Follow best practices
- AWS SWF documentation is not very great. SWF Flow Framework documentation is also not easy to understand especially considering the flexibility it offers. There is a steep learning curve involved. So, even a medium complex workflow can take a long time to develop and may have high maintenance.
- Workflows are best represented as state machines. AWS SWF is not a true representation of a state machine, thus Deciders can become very complex and start accumulating conditions over a complex workflow.
- AWS SWF deciders and activity workers are based on Long Polling which have issues (a) consumes more resources than needed - an EC2 machine is always running (b) there is lag between activities - this lag can accumulate over activities and decisions and can make the overall workflow slow (c) can encounter issues when workers do not gracefully shutdown between polls
- Even if activity can be run as serverles, Decider programs are not natively serverless
- There is no way to visualize the state diagram and the current state, this is a very big minus
- AWS SWF is supported but no longer being actively developed!
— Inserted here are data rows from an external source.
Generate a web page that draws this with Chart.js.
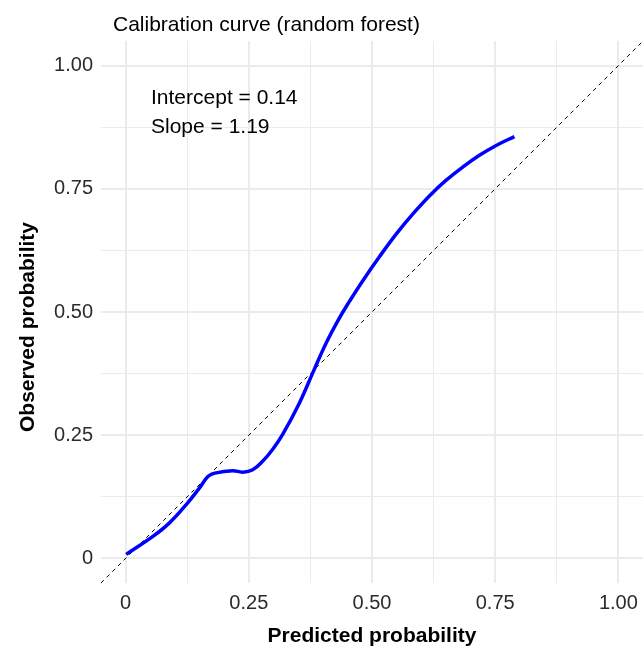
<!DOCTYPE html>
<html>
<head>
<meta charset="utf-8">
<script src="https://cdn.jsdelivr.net/npm/chart.js@4/dist/chart.umd.min.js"></script>
<style>
  html, body { margin: 0; padding: 0; background: #fff; }
  #wrap { width: 643px; height: 647px; }
</style>
</head>
<body>
<div id="wrap"><canvas id="calChart" width="643" height="647"></canvas></div>
<script>
// calibration curve
const predX = [0.001, 0.056, 0.089, 0.123, 0.150, 0.167, 0.181, 0.217, 0.238, 0.258, 0.278, 0.299,
  0.319, 0.353, 0.380, 0.407, 0.434, 0.454, 0.481, 0.515, 0.549, 0.583, 0.617, 0.650, 0.684, 0.718, 0.752, 0.789];
const obsY = [0.008, 0.045, 0.072, 0.109, 0.143, 0.166, 0.173, 0.178, 0.175, 0.180, 0.197, 0.222,
  0.252, 0.316, 0.377, 0.437, 0.488, 0.521, 0.563, 0.612, 0.658, 0.699, 0.736, 0.767, 0.794, 0.818, 0.838, 0.856];
const diagX = [-0.05, 1.05];
const tickVals = [0, 0.125, 0.25, 0.375, 0.5, 0.625, 0.75, 0.875, 1];
const tickLabels = { 0: '0', 0.25: '0.25', 0.5: '0.50', 0.75: '0.75', 1: '1.00' };
const statLines = ['Intercept = 0.14', 'Slope = 1.19'];

const curvePts = predX.map((x, i) => ({ x: x, y: obsY[i] }));
const diagPts = diagX.map(v => ({ x: v, y: v }));
const fontFam = '"Liberation Sans", Arial, sans-serif';

function isMajor(v) {
  return tickLabels[v] !== undefined;
}

const textPlugin = {
  id: 'texts',
  afterDraw(chart) {
    const ctx = chart.ctx;
    const xs = chart.scales.x;
    ctx.save();
    ctx.fillStyle = '#000';
    ctx.textBaseline = 'alphabetic';
    ctx.textAlign = 'left';
    ctx.font = '21px ' + fontFam;
    ctx.fillText('Calibration curve (random forest)', 113, 31);
    // annotation
    ctx.fillText(statLines[0], 151, 104);
    ctx.fillText(statLines[1], 151, 133);
    // axis titles
    ctx.font = 'bold 21px ' + fontFam;
    ctx.textAlign = 'center';
    ctx.fillText('Predicted probability', xs.getPixelForValue(0.5), 642);
    ctx.translate(34, 327);
    ctx.rotate(-Math.PI / 2);
    ctx.fillText('Observed probability', 0, 0);
    ctx.restore();
  }
};

const ctx = document.getElementById('calChart').getContext('2d');
const calChart = new Chart(ctx, {
  type: 'scatter',
  data: {
    datasets: [{
      label: 'Calibration',
      data: curvePts,
      showLine: true,
      borderColor: '#0000ff',
      borderWidth: 3.5,
      pointRadius: 0,
      tension: 0.4,
      order: 1
    }, {
      label: 'Ideal',
      data: diagPts,
      showLine: true,
      borderColor: '#000',
      borderWidth: 1,
      borderDash: [4, 4],
      pointRadius: 0,
      order: 2
    }]
  },
  options: {
    responsive: false,
    animation: false,
    layout: { padding: { top: 41, right: 0, bottom: 0, left: 0 } },
    plugins: { legend: { display: false }, tooltip: { enabled: false } },
    scales: {
      x: {
        type: 'linear',
        min: -0.05,
        max: 1.05,
        afterBuildTicks(scale) { scale.ticks = tickVals.map(v => ({ value: v })); },
        afterFit(scale) { scale.height = 64; scale.paddingLeft = 0; scale.paddingRight = 0; },
        border: { display: false },
        grid: {
          drawTicks: false,
          color: '#ebebeb',
          lineWidth: c => (c.tick && isMajor(c.tick.value)) ? 2 : 1
        },
        ticks: {
          padding: 8,
          autoSkip: false,
          maxRotation: 0,
          color: '#2b2b2b',
          font: { size: 20, family: fontFam },
          callback: v => tickLabels[v] !== undefined ? tickLabels[v] : ''
        }
      },
      y: {
        type: 'linear',
        min: -0.05,
        max: 1.05,
        afterBuildTicks(scale) { scale.ticks = tickVals.map(v => ({ value: v })); },
        afterFit(scale) { scale.width = 101; scale.paddingTop = 0; scale.paddingBottom = 0; },
        border: { display: false },
        grid: {
          drawTicks: false,
          color: '#ebebeb',
          lineWidth: c => (c.tick && isMajor(c.tick.value)) ? 2 : 1
        },
        ticks: {
          padding: 8,
          autoSkip: false,
          color: '#2b2b2b',
          font: { size: 20, family: fontFam },
          callback: v => tickLabels[v] !== undefined ? tickLabels[v] : ''
        }
      }
    }
  },
  plugins: [textPlugin]
});
</script>
</body>
</html>
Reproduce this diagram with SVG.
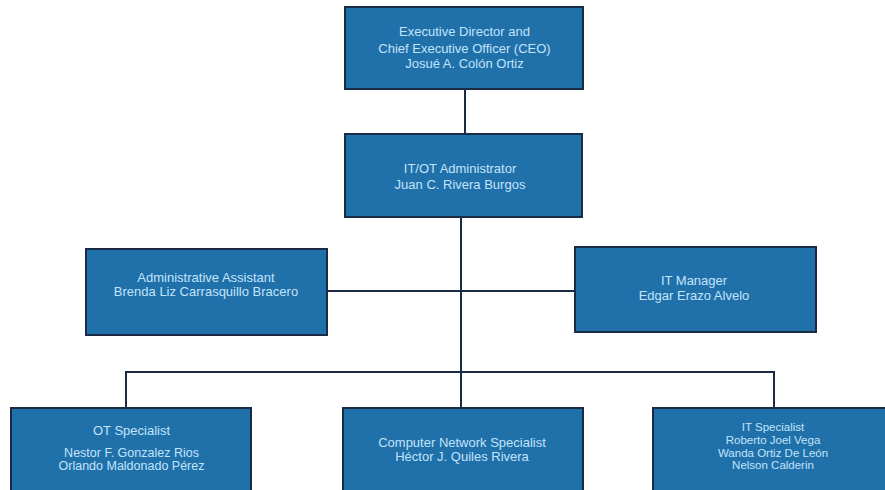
<svg xmlns="http://www.w3.org/2000/svg" width="885" height="490" viewBox="0 0 885 490">
<style>
.box{fill:#2070aa;stroke:#1b2b45;stroke-width:2}
.t{font-family:"Liberation Sans",Arial,sans-serif;font-size:13px;fill:#c2e4fa;text-anchor:middle}
.s{font-size:11.5px}
.n{font-size:12.5px}
.c{fill:none;stroke:#1b2a45;stroke-width:2}
</style>
<rect width="885" height="490" fill="#ffffff"/>
<g id="connectors">
<line class="c" x1="465" y1="89" x2="465" y2="134"/>
<line class="c" x1="461" y1="217" x2="461" y2="408"/>
<line class="c" x1="327" y1="291" x2="575" y2="291"/>
<polyline class="c" points="126,408 126,372 774,372 774,408"/>
</g>
<g id="ceo">
<rect class="box" x="345" y="7" width="238" height="82"/>
<text class="t" x="464.5" y="36">Executive Director and</text>
<text class="t" x="464.5" y="52.5">Chief Executive Officer (CEO)</text>
<text class="t" x="464.5" y="67.5">Josué A. Colón Ortiz</text>
</g>
<g id="itot">
<rect class="box" x="345" y="134" width="237" height="83"/>
<text class="t" x="460" y="173">IT/OT Administrator</text>
<text class="t" x="460" y="189">Juan C. Rivera Burgos</text>
</g>
<g id="assistant">
<rect class="box" x="86" y="249" width="241" height="86"/>
<text class="t" x="206" y="281.5">Administrative Assistant</text>
<text class="t" x="206" y="295.5">Brenda Liz Carrasquillo Bracero</text>
</g>
<g id="itmanager">
<rect class="box" x="575" y="247" width="241" height="85"/>
<text class="t" x="694" y="285">IT Manager</text>
<text class="t" x="694" y="300">Edgar Erazo Alvelo</text>
</g>
<g id="ot">
<rect class="box" x="11" y="408" width="240" height="90"/>
<text class="t" x="131.5" y="435">OT Specialist</text>
<text class="t n" x="131.5" y="457">Nestor F. Gonzalez Rios</text>
<text class="t n" x="131.5" y="470">Orlando Maldonado Pérez</text>
</g>
<g id="network">
<rect class="box" x="343" y="408" width="240" height="90"/>
<text class="t" x="462" y="447">Computer Network Specialist</text>
<text class="t" x="462" y="461">Héctor J. Quiles Rivera</text>
</g>
<g id="itspecialist">
<rect class="box" x="653" y="408" width="240" height="90"/>
<text class="t s" x="773" y="431">IT Specialist</text>
<text class="t s" x="773" y="444">Roberto Joel Vega</text>
<text class="t s" x="773" y="457">Wanda Ortiz  De León</text>
<text class="t s" x="773" y="469">Nelson Calderin</text>
</g>
</svg>
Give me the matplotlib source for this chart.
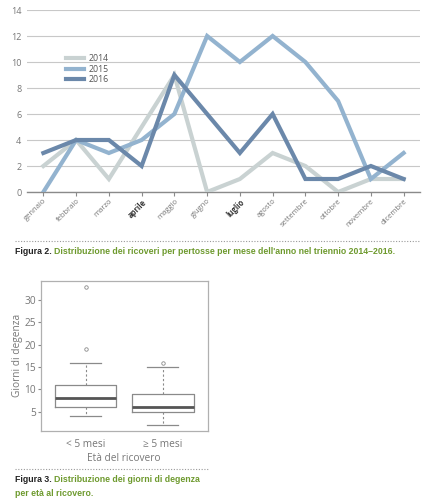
import matplotlib
matplotlib.use("Agg")
import matplotlib.pyplot as plt
import numpy as np

# ── data ──────────────────────────────────────────────────────────────────
mesi = ["gennaio", "febbraio", "marzo", "aprile", "maggio", "giugno",
        "luglio", "agosto", "settembre", "ottobre", "novembre", "dicembre"]
ric_2014 = [2, 4, 1, 5, 9, 0, 1, 3, 2, 0, 1, 1]
ric_2015 = [0, 4, 3, 4, 6, 12, 10, 12, 10, 7, 1, 3]
ric_2016 = [3, 4, 4, 2, 9, 6, 3, 6, 1, 1, 2, 1]
anni = ["2014", "2015", "2016"]
colori = ["#c9d2d2", "#93b3cf", "#6b88aa"]

# box statistics (days of stay) per age group
gruppi = ["< 5 mesi", "\u2265 5 mesi"]
whislo = [4, 2]
q1 = [6, 5]
med = [8, 6]
q3 = [11, 9]
whishi = [16, 15]
outliers = [[19, 33], [16]]

FONT = ["Open Sans", "DejaVu Sans"]
CAPF = ["Liberation Sans", "DejaVu Sans"]
CAP_SIZE = 6.3
GREY_TXT = "#777777"
GREEN = "#6e9a2e"

W, H = 426, 503
fig = plt.figure(figsize=(W / 100, H / 100), dpi=100)


def fx(px):
    return px / W


def fy(py):
    return 1 - py / H


# ── Figura 2: line chart ─────────────────────────────────────────────────
ax = fig.add_axes([fx(27), fy(192), fx(420 - 27), (192 - 10) / H])
x = np.arange(len(mesi))
for serie, lab, col in zip([ric_2014, ric_2015, ric_2016], anni, colori):
    ax.plot(x, serie, color=col, lw=3.0, label=lab, solid_joinstyle="miter",
            zorder=3)
ax.set_xlim(-0.5, 11.5)
ax.set_ylim(0, 14)
ax.set_yticks(range(0, 15, 2))
ax.grid(axis="y", color="#c8c8c8", lw=0.8, zorder=0)
for s in ["top", "right", "left"]:
    ax.spines[s].set_visible(False)
ax.spines["bottom"].set_color("#8a8a8a")
ax.spines["bottom"].set_linewidth(1.0)
ax.tick_params(axis="y", length=0, pad=4, labelsize=6.5, labelcolor=GREY_TXT)
ax.tick_params(axis="x", length=3, color="#8a8a8a", pad=1)
ax.set_xticks(x)
ax.set_xticklabels(mesi, rotation=45, ha="right", rotation_mode="anchor",
                   fontsize=5.5, color=GREY_TXT, family=FONT)
for lbl in ax.get_xticklabels():
    if lbl.get_text() in ("aprile", "luglio"):
        lbl.set_fontweight("bold")
        lbl.set_color("#333333")
for lbl in ax.get_yticklabels():
    lbl.set_family(FONT)
leg = ax.legend(loc="upper left", bbox_to_anchor=(0.08, 0.8), frameon=False,
                handlelength=2.0, labelspacing=0.15, handletextpad=0.6,
                prop={"family": FONT, "size": 6.3})
for t in leg.get_texts():
    t.set_color("#555555")

# caption 2
fig.add_artist(plt.Line2D([fx(15), fx(420)], [fy(241), fy(241)],
                          color="#9a9a9a", lw=0.8, ls=(0, (1, 1.5))))
t1 = fig.text(fx(15), fy(252), "Figura 2. ", fontsize=CAP_SIZE,
              fontweight="bold", color="#222222", va="center", family=CAPF)
fig.canvas.draw()
bb = t1.get_window_extent()
fig.text(bb.x1 / W, fy(252),
         "Distribuzione dei ricoveri per pertosse per mese dell'anno nel triennio 2014\u20132016.",
         fontsize=CAP_SIZE, fontweight="bold", color=GREEN, va="center",
         family=CAPF)

# ── Figura 3: boxplot ────────────────────────────────────────────────────
bx = fig.add_axes([fx(40.7), fy(430.7), fx(207.7 - 40.7), (430.7 - 281) / H])
stats = []
for i in range(len(gruppi)):
    stats.append(dict(label=gruppi[i], whislo=whislo[i], q1=q1[i], med=med[i],
                      q3=q3[i], whishi=whishi[i], fliers=outliers[i]))
bx.bxp(stats, positions=[1, 2], widths=0.8,
       boxprops=dict(color="#8a8a8a", lw=0.9),
       medianprops=dict(color="#555555", lw=2.0),
       whiskerprops=dict(color="#8a8a8a", lw=0.8, ls=(0, (2, 2))),
       capprops=dict(color="#8a8a8a", lw=0.9),
       flierprops=dict(marker="o", markersize=2.5, markerfacecolor="none",
                       markeredgecolor="#8a8a8a", markeredgewidth=0.6),
       capwidths=0.4)
bx.set_xlim(0.42, 2.58)
bx.set_ylim(0.76, 34.24)
bx.set_yticks([5, 10, 15, 20, 25, 30])
for s in bx.spines.values():
    s.set_color("#b0b0b0")
    s.set_linewidth(0.9)
bx.tick_params(axis="y", length=2, color="#8a8a8a", pad=1.5, labelsize=7.3,
               labelcolor=GREY_TXT)
bx.tick_params(axis="x", length=0, pad=6, labelsize=7.3, labelcolor=GREY_TXT)
for lbl in bx.get_xticklabels() + bx.get_yticklabels():
    lbl.set_family(FONT)
bx.set_ylabel("Giorni di degenza", fontsize=7.3, color=GREY_TXT, family=FONT,
              labelpad=1)
bx.set_xlabel("Et\u00e0 del ricovero", fontsize=7.3, color=GREY_TXT,
              family=FONT, labelpad=2)

# caption 3
fig.add_artist(plt.Line2D([fx(15), fx(208)], [fy(469), fy(469)],
                          color="#9a9a9a", lw=0.8, ls=(0, (1, 1.5))))
t3 = fig.text(fx(15), fy(480), "Figura 3. ", fontsize=CAP_SIZE,
              fontweight="bold", color="#222222", va="center", family=CAPF)
fig.canvas.draw()
bb3 = t3.get_window_extent()
fig.text(bb3.x1 / W, fy(480), "Distribuzione dei giorni di degenza",
         fontsize=CAP_SIZE, fontweight="bold", color=GREEN, va="center",
         family=CAPF)
fig.text(fx(15), fy(493), "per et\u00e0 al ricovero.",
         fontsize=CAP_SIZE, fontweight="bold", color=GREEN, va="center",
         family=CAPF)

fig.savefig("out.png", dpi=100)
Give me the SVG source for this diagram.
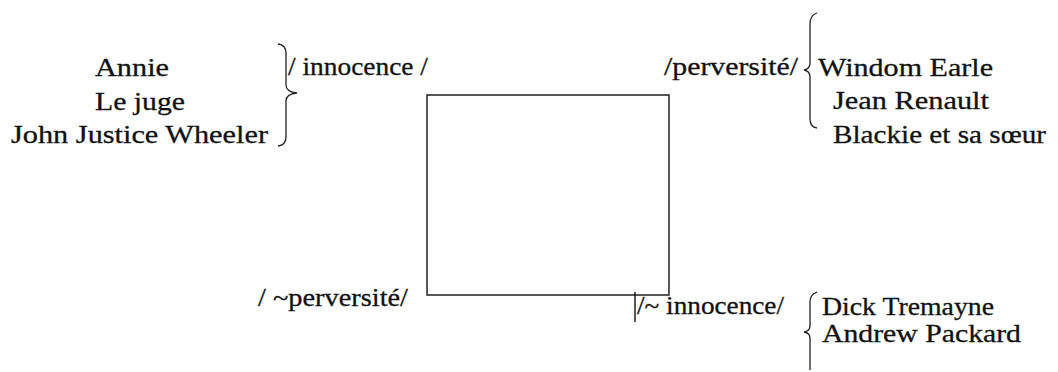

- Consider AWS Step Functions instead of using AWS SWF - Haven't deeply investigated but at a high level and reading up, AWS Step Functions seem to be a good alternative in that (a) can be created declaratively (b) behaves like a state machine (c) has better integration with other AWS managed services (d) is native serverless, possibly cheaper to develop and operate
- AWS SWF is a good solution but AWS Step Functions are a higher abstraction and lets people focus more on the workflow than the software to make it work. People can focus on activities and deciders are part of the way you create the decision tree. Activity integrations with AWS Managed services are excellent.